Vivir afuera es percibir el afuera como el mundo entero. Una vez desplazada de la ciudad que fue mi hogar, siento que puedo ir a cualquier sitio, adaptarme a lo que sea. Es reconocerme perfiérica, siempre, como si en mi imaginario estuviera anclada la percepción de un centro geográfico, un centro que no existe. Mi país es mi pasado, mi país en mi ciudad —perdonen mi soberbia porteña—. Un mapa de memorias al que puedo volver. Pero también es una entidad de cosas vivas, que crecen y cambian. La ciudad que ya no soy y que se materializa o alcanza otras dimensiones cuando nombro.

En decir soy argentina y más, en entenderme como latinoamericana, está ímplicita la decisión política de sobreponer los puntos en común entre pueblos latinos antes que las diferencias. Es reconocer la historia que mis padres y maestros borraban al no nombrar, las identidades que no percibieron como propias, y que yo, siendo extranjera en Europa, con la seudoobjetividad que trae la distancia, no puedo más que reconocer como íntimas. Acabo de volver de Polonia, y ese mestizaje al que me refería antes, tan característico de lo argentino y lo latino, tan históricamente invisibilizado en mi país, me constituye tanto más que cualquier ápice de cultura polaca.
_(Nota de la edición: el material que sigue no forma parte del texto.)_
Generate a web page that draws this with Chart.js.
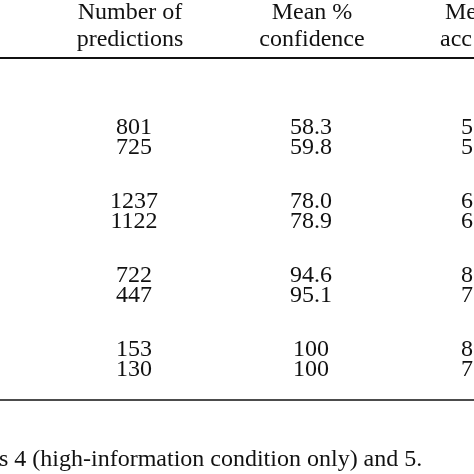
<!DOCTYPE html>
<html><head><meta charset="utf-8">
<script src="https://cdn.jsdelivr.net/npm/chart.js@4"></script>
<style>html,body{margin:0;padding:0;background:#fff}#w{width:474px;height:474px}</style>
</head><body><div id="w"><canvas id="c"></canvas></div>
<script>
const predictions = ['801','725','1237','1122','722','447','153','130'];
const confidence = ['58.3','59.8','78.0','78.9','94.6','95.1','100','100'];
const accuracyVisible = ['5','5','6','6','8','7','8','7'];
const rowY = [128,148,202,222,276,296,350,370];
const headers1 = ['Number of','Mean %','Me'];
const headers2 = ['predictions','confidence','acc'];
const footnote = 's 4 (high-information condition only) and 5.';

const mk = (vals, x, align) => ({data: vals.map((v,i)=>({x:x, y:rowY[i], t:v})), align});
const sets = [
  mk(predictions,134,'center'), mk(confidence,311,'center'), mk(accuracyVisible,461,'left'),
  {data:[{x:130,y:13,t:headers1[0]},{x:312,y:13,t:headers1[1]},{x:445,y:13,t:headers1[2]}], align:'h'},
  {data:[{x:130,y:40,t:headers2[0]},{x:312,y:40,t:headers2[1]},{x:440,y:40,t:headers2[2]}], align:'h'},
  {data:[{x:-1,y:460,t:footnote}], align:'left'}
];
const textPlugin = {id:'txt', afterDatasetsDraw(chart){
  const ctx=chart.ctx, xs=chart.scales.x, ys=chart.scales.y;
  ctx.save(); ctx.fillStyle='#111'; ctx.textBaseline='middle';
  ctx.font='24px "Liberation Serif", "DejaVu Serif", serif';
  ctx.strokeStyle='#111';
  ctx.lineWidth=2; ctx.beginPath(); ctx.moveTo(xs.getPixelForValue(0),ys.getPixelForValue(58)); ctx.lineTo(xs.getPixelForValue(474),ys.getPixelForValue(58)); ctx.stroke();
  ctx.lineWidth=1.5; ctx.beginPath(); ctx.moveTo(xs.getPixelForValue(0),ys.getPixelForValue(400)); ctx.lineTo(xs.getPixelForValue(474),ys.getPixelForValue(400)); ctx.stroke();
  chart.data.datasets.forEach((ds,di)=>{
    const meta=chart.getDatasetMeta(di);
    meta.data.forEach((pt,i)=>{
      const d=ds.data[i];
      let al=ds.align;
      if(al==='h') al = i===2?'left':'center';
      ctx.textAlign=al;
      ctx.fillText(d.t, pt.x, pt.y);
    });
  });
  ctx.restore();
}};
new Chart(document.getElementById('c'), {
  type:'scatter',
  data:{datasets:sets.map(s=>({data:s.data, align:s.align, pointRadius:0, showLine:false}))},
  options:{responsive:true, maintainAspectRatio:false, animation:false,
    layout:{padding:0},
    plugins:{legend:{display:false},tooltip:{enabled:false}},
    scales:{x:{type:'linear',min:0,max:474,display:false},
            y:{type:'linear',min:0,max:474,reverse:true,display:false}}},
  plugins:[textPlugin]
});
</script></body></html>
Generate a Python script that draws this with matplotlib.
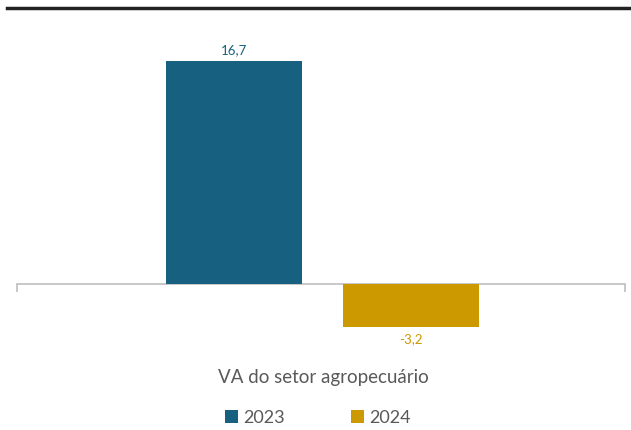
import matplotlib
matplotlib.use('Agg')
import matplotlib.pyplot as plt
from matplotlib.patches import Patch
from matplotlib.lines import Line2D
import numpy as np

category = "VA do setor agropecuário"
years = ["2023", "2024"]
values = [16.7, -3.2]
colors = ["#17607F", "#CC9900"]
offsets = [-0.143, 0.148]

plt.rcParams['font.family'] = ['Lato', 'DejaVu Sans']

fig = plt.figure(figsize=(6.31, 4.30), dpi=100)
W, H = 631, 430
ax = fig.add_axes([17 / W, (H - 340) / H, 608 / W, 300 / H])

bar_w = 0.224
for off, v, c in zip(offsets, values, colors):
    ax.bar(off, v, width=bar_w, color=c, zorder=3)
    if v >= 0:
        ax.text(off, v + 0.35, "{:.1f}".format(v).replace('.', ','), ha='center', va='bottom',
                fontsize=9.5, color=c)
    else:
        ax.text(off, v - 0.5, "{:.1f}".format(v).replace('.', ','), ha='center', va='top',
                fontsize=9.5, color=c)

ax.set_xlim(-0.5, 0.5)
ax.set_ylim(-4.19, 18.27)
for s in ['top', 'right', 'left']:
    ax.spines[s].set_visible(False)
ax.spines['bottom'].set_position(('data', 0))
ax.spines['bottom'].set_color('#bfbfbf')
ax.spines['bottom'].set_linewidth(1.2)
ax.set_yticks([])
ax.set_xticks([-0.5, 0.5])
ax.set_xticklabels([])
ax.tick_params(axis='x', length=6, width=1.2, color='#bfbfbf', direction='out')
ax.patch.set_visible(False)

fig.text(323 / W, 1 - 377 / H, category, ha='center', va='center', fontsize=13.5, color='#595959')

handles = [Patch(facecolor=c, edgecolor='none') for c in colors]
fig.legend(handles, years, loc='center', bbox_to_anchor=(318 / W, 1 - 418 / H), ncol=2,
           frameon=False, fontsize=13, handlelength=0.7, handleheight=0.7,
           handletextpad=0.3, columnspacing=3.7, labelcolor='#595959')

fig.add_artist(Line2D([7 / W, 1], [1 - 7.5 / H, 1 - 7.5 / H], color='#222222', lw=2.5))

fig.savefig('out.png', dpi=100)
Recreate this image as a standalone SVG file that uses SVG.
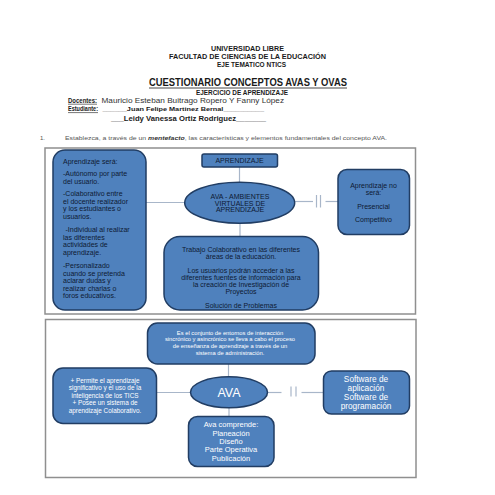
<svg xmlns="http://www.w3.org/2000/svg" width="495" height="495" viewBox="0 0 495 495">
<style>
text{font-family:"Liberation Sans",Arial,sans-serif}
.h{font-weight:bold;fill:#1a1a1a;text-anchor:middle}
.frame{fill:none;stroke:#8f8f8f;stroke-width:1.5}
.node{fill:#4f81bd;stroke:#213d63;stroke-width:1.5}
.dk{fill:#0e1a33;font-size:7px}
.wt{fill:#ffffff}
.c{text-anchor:middle}
.ln{stroke:#a8b6c9;stroke-width:1.2;fill:none}
</style>
<rect width="495" height="495" fill="#ffffff"/>
<g id="header">
<text class="h" x="247.5" y="51" font-size="7.5" textLength="73" lengthAdjust="spacingAndGlyphs">UNIVERSIDAD LIBRE</text>
<text class="h" x="247.5" y="59" font-size="7.5" textLength="157" lengthAdjust="spacingAndGlyphs">FACULTAD DE CIENCIAS DE LA EDUCACIÓN</text>
<text class="h" x="251.5" y="67" font-size="7.5" textLength="69" lengthAdjust="spacingAndGlyphs">EJE TEMATICO NTICS</text>
<text class="h" x="248" y="86" font-size="10.5" textLength="198" lengthAdjust="spacingAndGlyphs">CUESTIONARIO CONCEPTOS AVAS Y OVAS</text>
<line x1="149" y1="88" x2="347" y2="88" stroke="#1a1a1a" stroke-width="0.8"/>
<text class="h" x="242" y="95" font-size="7.2" textLength="92" lengthAdjust="spacingAndGlyphs">EJERCICIO DE APRENDIZAJE</text>
<text x="68" y="102.8" font-size="7.5" font-weight="bold" fill="#1a1a1a" textLength="29" lengthAdjust="spacingAndGlyphs">Docentes:</text>
<line x1="68" y1="104.2" x2="97" y2="104.2" stroke="#1a1a1a" stroke-width="0.6"/>
<text x="101.5" y="102.8" font-size="7.5" fill="#333" textLength="182.5" lengthAdjust="spacingAndGlyphs">Mauricio Esteban Buitrago Ropero Y Fanny López</text>
<text x="68" y="111.3" font-size="7" font-weight="bold" fill="#1a1a1a" textLength="30" lengthAdjust="spacingAndGlyphs">Estudiante:</text>
<line x1="68" y1="112.6" x2="98" y2="112.6" stroke="#1a1a1a" stroke-width="0.6"/>
<text x="102.5" y="111.3" font-size="6" font-weight="bold" fill="#1a1a1a" textLength="161.5" lengthAdjust="spacingAndGlyphs">______Juan Felipe Martinez Bernal__________</text>
<text x="111" y="121" font-size="8" font-weight="bold" fill="#1a1a1a" textLength="155" lengthAdjust="spacingAndGlyphs">___Leidy Vanessa Ortiz Rodriguez_______</text>
<text x="40" y="139.5" font-size="6" fill="#555">1.</text>
<text x="65" y="139.5" font-size="6" fill="#555" textLength="322" lengthAdjust="spacingAndGlyphs">Establezca, a través de un <tspan font-weight="bold" font-style="italic" fill="#333">mentefacto</tspan>, las características y elementos fundamentales del concepto AVA.</text>
</g>
<g id="frames">
<rect class="frame" x="45" y="148" width="370.5" height="166"/>
<rect class="frame" x="45.5" y="319.5" width="370.5" height="158"/>
</g>
<g id="connectors">
<line class="ln" x1="239.5" y1="167" x2="239.5" y2="183"/>
<line class="ln" x1="145.5" y1="202.5" x2="185" y2="202.5"/>
<line class="ln" x1="240" y1="223" x2="240" y2="236.5"/>
<line class="ln" x1="294.5" y1="201.5" x2="313" y2="201.5"/>
<line class="ln" x1="316.5" y1="195" x2="316.5" y2="207.5"/>
<line class="ln" x1="320.5" y1="195" x2="320.5" y2="207.5"/>
<line class="ln" x1="325.5" y1="201.5" x2="338" y2="201.5"/>
<line class="ln" x1="228.5" y1="364" x2="228.5" y2="377"/>
<line class="ln" x1="156.5" y1="392.5" x2="191" y2="392.5"/>
<line class="ln" x1="229" y1="407.5" x2="229" y2="416.5"/>
<line class="ln" x1="267.5" y1="392.5" x2="281.5" y2="392.5"/>
<line class="ln" x1="291" y1="386.5" x2="291" y2="396.5"/>
<line class="ln" x1="296" y1="386.5" x2="296" y2="396.5"/>
<line class="ln" x1="301.5" y1="392.5" x2="323" y2="392.5"/>
</g>
<g id="n-aprendizaje-sera">
<rect class="node" x="53" y="150" width="93" height="160" rx="12"/>
<text class="dk" x="63" y="164">Aprendizaje será:</text>
<text class="dk" x="63" y="176">-Autónomo por parte</text>
<text class="dk" x="63" y="183.5">del usuario.</text>
<text class="dk" x="63" y="196">-Colaborativo entre</text>
<text class="dk" x="63" y="203.5">el docente realizador</text>
<text class="dk" x="63" y="211">y los estudiantes o</text>
<text class="dk" x="63" y="218.5">usuarios.</text>
<text class="dk" x="65.5" y="232">-Individual al realizar</text>
<text class="dk" x="63" y="239.5">las diferentes</text>
<text class="dk" x="63" y="247">actividades de</text>
<text class="dk" x="63" y="254.5">aprendizaje.</text>
<text class="dk" x="63" y="268">-Personalizado</text>
<text class="dk" x="63" y="275.5">cuando se pretenda</text>
<text class="dk" x="63" y="283">aclarar dudas y</text>
<text class="dk" x="63" y="290.5">realizar charlas o</text>
<text class="dk" x="63" y="298">foros educativos.</text>
</g>
<g id="n-aprendizaje">
<rect class="node" x="202" y="154" width="75.5" height="13" rx="2"/>
<text class="dk c" x="239.5" y="162.8" font-size="6.3">APRENDIZAJE</text>
</g>
<g id="n-ava1">
<ellipse class="node" cx="239.7" cy="202.8" rx="55" ry="20.5"/>
<text class="dk c" x="240" y="198.8" font-size="6">AVA  - AMBIENTES</text>
<text class="dk c" x="240" y="205.8" font-size="6">VIRTUALES DE</text>
<text class="dk c" x="240" y="212.3" font-size="6">APRENDIZAJE</text>
</g>
<g id="n-no-sera">
<rect class="node" x="338" y="169.5" width="71.5" height="65" rx="9"/>
<text class="dk c" x="373.5" y="188">Aprendizaje no</text>
<text class="dk c" x="373.5" y="194.8">será:</text>
<text class="dk c" x="373.5" y="208.5">Presencial</text>
<text class="dk c" x="373.5" y="221.5">Competitivo</text>
</g>
<g id="n-trabajo">
<rect class="node" x="164" y="236.5" width="154.5" height="73.5" rx="16"/>
<text class="dk c" x="241" y="251.8">Trabajo Colaborativo en las diferentes</text>
<text class="dk c" x="241" y="259.2">áreas de la educación.</text>
<text class="dk c" x="241" y="272.8">Los usuarios podrán acceder a las</text>
<text class="dk c" x="241" y="279.8">diferentes fuentes de información para</text>
<text class="dk c" x="241" y="287.2">la creación de Investigación de</text>
<text class="dk c" x="241" y="294.2">Proyectos</text>
<text class="dk c" x="241" y="308">Solución de Problemas</text>
</g>
<g id="n-conjunto">
<rect class="node" x="147.5" y="323" width="167.5" height="41" rx="10"/>
<text class="wt c" x="230" y="335" font-size="5.8">Es el conjunto de entornos de interacción</text>
<text class="wt c" x="230" y="341.3" font-size="5.8">sincrónico y asincrónico se lleva a cabo el proceso</text>
<text class="wt c" x="230" y="347.7" font-size="5.8">de enseñanza de aprendizaje a través de un</text>
<text class="wt c" x="230" y="354.7" font-size="5.8">sistema de administración.</text>
</g>
<g id="n-ava2">
<ellipse class="node" cx="229" cy="392.3" rx="38.5" ry="15.5"/>
<text class="wt c" x="229" y="396.5" font-size="12.5">AVA</text>
</g>
<g id="n-permite">
<rect class="node" x="53" y="368" width="103.5" height="55.5" rx="10"/>
<text class="wt c" x="105" y="383.3" font-size="6.4">+ Permite el aprendizaje</text>
<text class="wt c" x="105" y="390.3" font-size="6.4">significativo  y el uso de la</text>
<text class="wt c" x="105" y="397.6" font-size="6.4">inteligencia de los TICS</text>
<text class="wt c" x="105" y="405.3" font-size="6.4">+ Posee un sistema de</text>
<text class="wt c" x="105" y="412.6" font-size="6.4">aprendizaje Colaborativo.</text>
</g>
<g id="n-comprende">
<rect class="node" x="188.5" y="416.5" width="85.5" height="50" rx="9"/>
<text class="wt c" x="231" y="427" font-size="7.5">Ava comprende:</text>
<text class="wt c" x="231" y="436" font-size="7.5">Planeación</text>
<text class="wt c" x="231" y="444.3" font-size="7.5">Diseño</text>
<text class="wt c" x="231" y="452.3" font-size="7.5">Parte Operativa</text>
<text class="wt c" x="231" y="460.6" font-size="7.5">Publicación</text>
</g>
<g id="n-software">
<rect class="node" x="323.5" y="371" width="86" height="43" rx="8"/>
<text class="wt c" x="366" y="382.2" font-size="8.3">Software de</text>
<text class="wt c" x="366" y="391" font-size="8.3">aplicación</text>
<text class="wt c" x="366" y="400" font-size="8.3">Software de</text>
<text class="wt c" x="366" y="408.6" font-size="8.3">programación</text>
</g>
</svg>
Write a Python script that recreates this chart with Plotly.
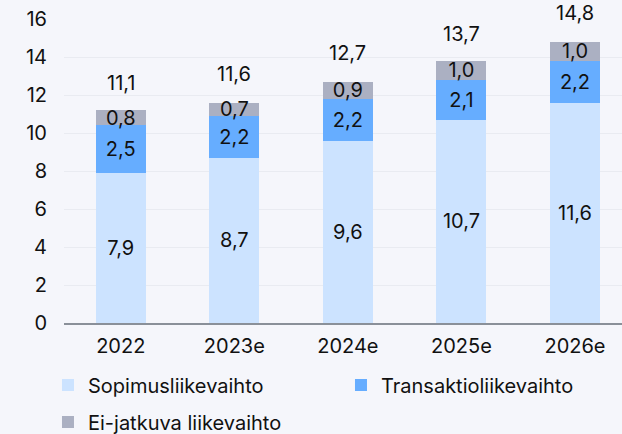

Es más mía la banda sonora de cumbias de mi adolescencia, que el tango de principios de siglo; más mía la cultura punk “cabeza” vitoreada en oscuros antros, que el fútbol y las mateadas. Pero, sobre todo, esas dos cosas que echo tanto en falta. Por un lado esa capacidad que tenemos de integrar al desconocido, en la distancia entre los cuerpos: la facilidad de entrar en confianza, de verbalizarnos amor. Por el otro: las palabras. La lengua de la infancia con la que di nombre al mundo, aquella que hoy utilizo para revisar y reescribir mi historia, para decir, como sujeto que vive deviniendo: seré siempre mujer extranjera, latinoamericana.